Borrowing from Reserves

An organization may temporarily “borrow” from the reserve fund to cover an unanticipated expense, but this is subject to strict limitations. Governing documents require that any diverted funds must be formally repaid to the reserve account according to an aggressive repayment schedule. Failure to adhere to the repayment schedule can trigger regulatory intervention or legal action by stakeholders.

The governing board has a legal duty to ensure that all expenditures align precisely with the capital replacement schedule. Any deviation from the planned use of funds must be justified by unforeseen circumstances and meticulously documented.

Accounting Treatment and Stakeholder Reporting

The accounting treatment of reserve funds must clearly reflect their restricted nature, ensuring they are not confused with unrestricted operating cash. On the balance sheet, reserve funds are typically classified as Restricted Cash or Restricted Assets, segregated from unrestricted current assets.

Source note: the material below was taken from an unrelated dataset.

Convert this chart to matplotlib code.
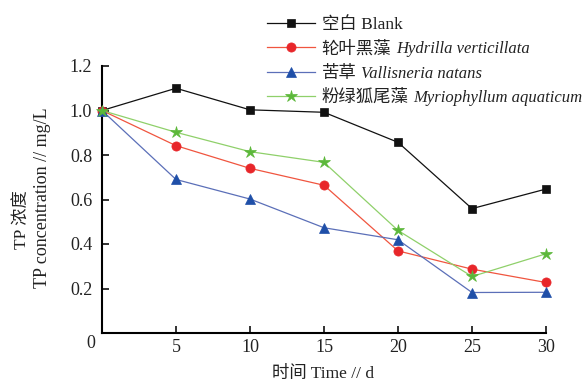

The specific accounting method often involves fund accounting, especially in non-profit and community association contexts. Under this method, the reserve fund is treated as a separate entity, requiring separate ledger entries for contributions, expenditures, and investment income.

Stakeholder reporting must be transparent and comprehensive regarding the status and use of the reserve funds. Annual financial statements must include specific footnotes detailing the reserve balance and the basis for the funding plan. For non-profits, this information appears in the financial section of the IRS Form 990.

The annual report must disclose the Percent Funded, which compares the actual reserve balance to the ideal balance derived from the reserve study. Reporting must also detail the actual contributions made and the planned major expenditures. This allows stakeholders to hold the governing body accountable for adhering to the funding plan.